### Short exercise
Return the lines where the word "with" occurs.

— start of Listed entries —

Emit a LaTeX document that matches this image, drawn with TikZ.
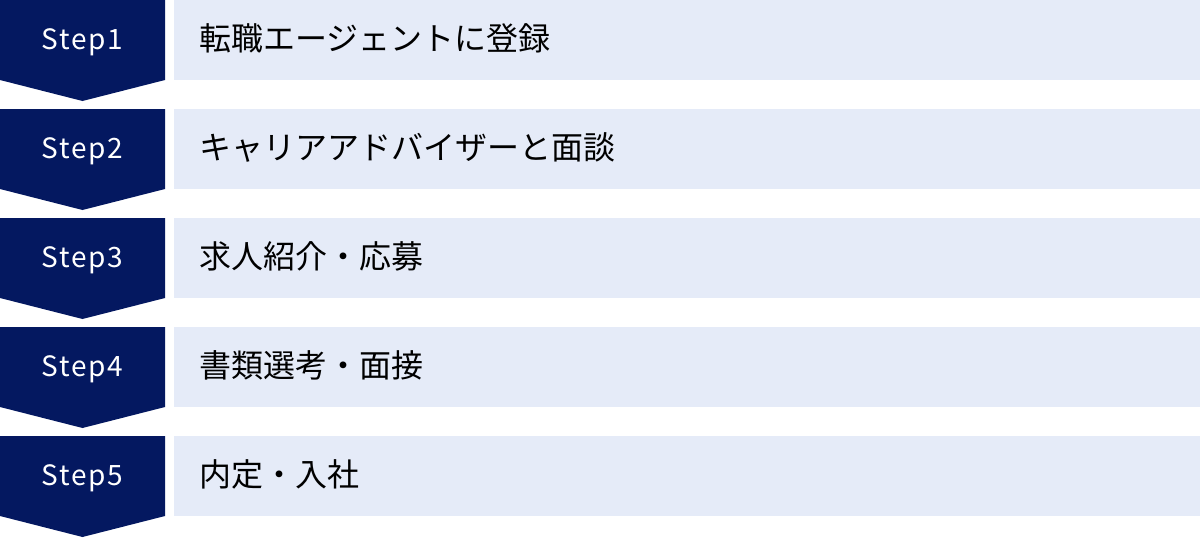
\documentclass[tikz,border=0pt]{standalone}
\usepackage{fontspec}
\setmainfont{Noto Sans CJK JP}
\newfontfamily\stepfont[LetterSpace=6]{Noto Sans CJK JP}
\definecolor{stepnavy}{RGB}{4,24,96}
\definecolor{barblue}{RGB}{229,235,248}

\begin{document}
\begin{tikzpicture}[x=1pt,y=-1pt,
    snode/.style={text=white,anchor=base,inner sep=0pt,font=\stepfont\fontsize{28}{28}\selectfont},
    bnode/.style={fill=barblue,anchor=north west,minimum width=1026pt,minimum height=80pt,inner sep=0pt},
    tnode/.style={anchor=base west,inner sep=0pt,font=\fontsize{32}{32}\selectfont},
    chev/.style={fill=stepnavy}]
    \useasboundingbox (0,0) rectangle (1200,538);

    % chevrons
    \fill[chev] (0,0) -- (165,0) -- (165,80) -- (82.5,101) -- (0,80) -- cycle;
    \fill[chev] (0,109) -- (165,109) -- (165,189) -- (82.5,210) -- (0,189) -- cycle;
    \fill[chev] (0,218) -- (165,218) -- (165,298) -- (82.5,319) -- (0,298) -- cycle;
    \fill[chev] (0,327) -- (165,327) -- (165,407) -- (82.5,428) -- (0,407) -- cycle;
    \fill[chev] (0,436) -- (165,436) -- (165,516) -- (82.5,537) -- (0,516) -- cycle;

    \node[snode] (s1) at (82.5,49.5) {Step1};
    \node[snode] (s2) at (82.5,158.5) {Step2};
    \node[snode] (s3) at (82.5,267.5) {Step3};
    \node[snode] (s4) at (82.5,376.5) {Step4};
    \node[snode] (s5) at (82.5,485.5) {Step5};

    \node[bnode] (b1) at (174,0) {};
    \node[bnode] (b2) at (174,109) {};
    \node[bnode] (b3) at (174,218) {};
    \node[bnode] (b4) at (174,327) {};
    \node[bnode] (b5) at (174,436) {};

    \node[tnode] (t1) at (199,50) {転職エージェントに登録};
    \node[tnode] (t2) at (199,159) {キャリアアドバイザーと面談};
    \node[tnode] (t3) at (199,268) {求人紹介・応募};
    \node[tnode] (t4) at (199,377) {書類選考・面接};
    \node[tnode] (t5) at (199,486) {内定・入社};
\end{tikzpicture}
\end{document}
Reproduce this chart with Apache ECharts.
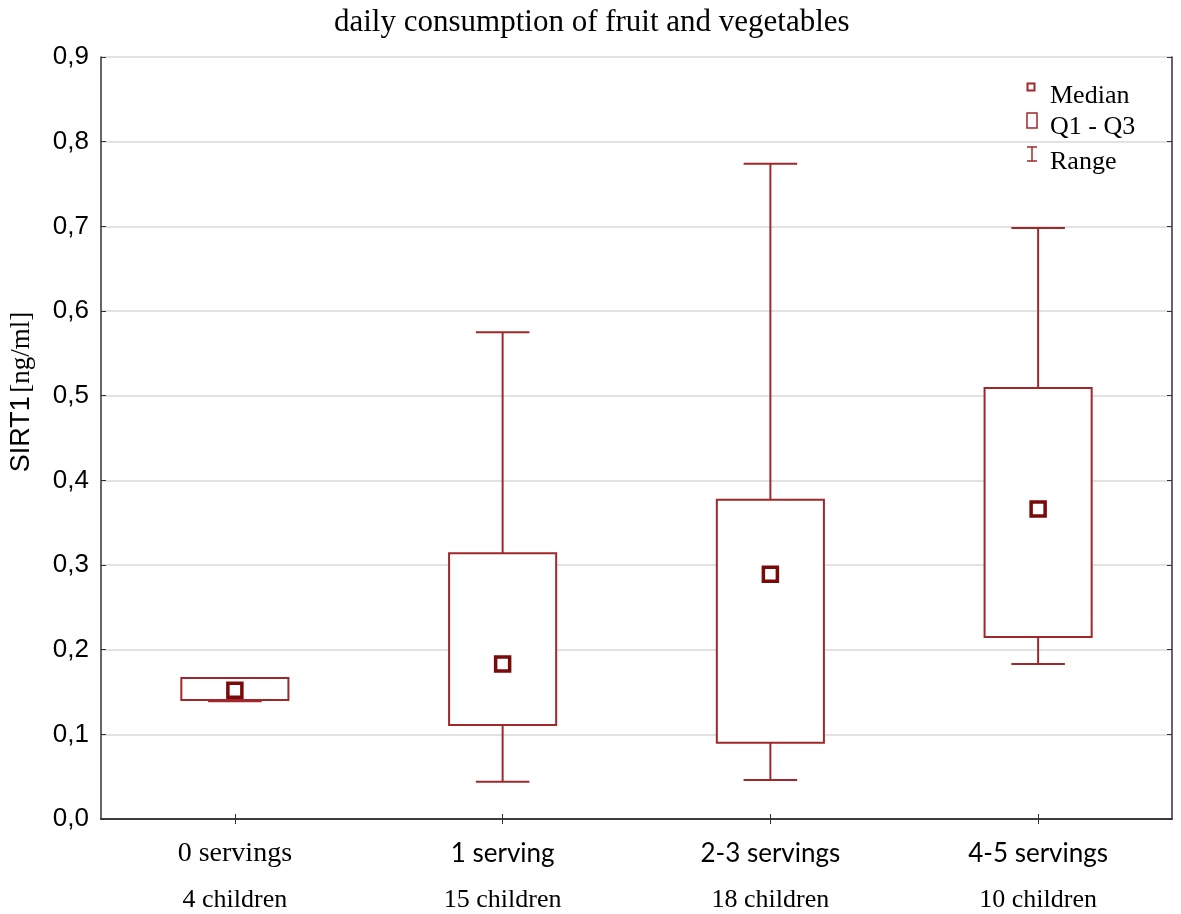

— end of Listed entries —

### Exercise result
Emit a LaTeX document that matches this image, drawn with TikZ.
Reproduce this chart with Apache ECharts.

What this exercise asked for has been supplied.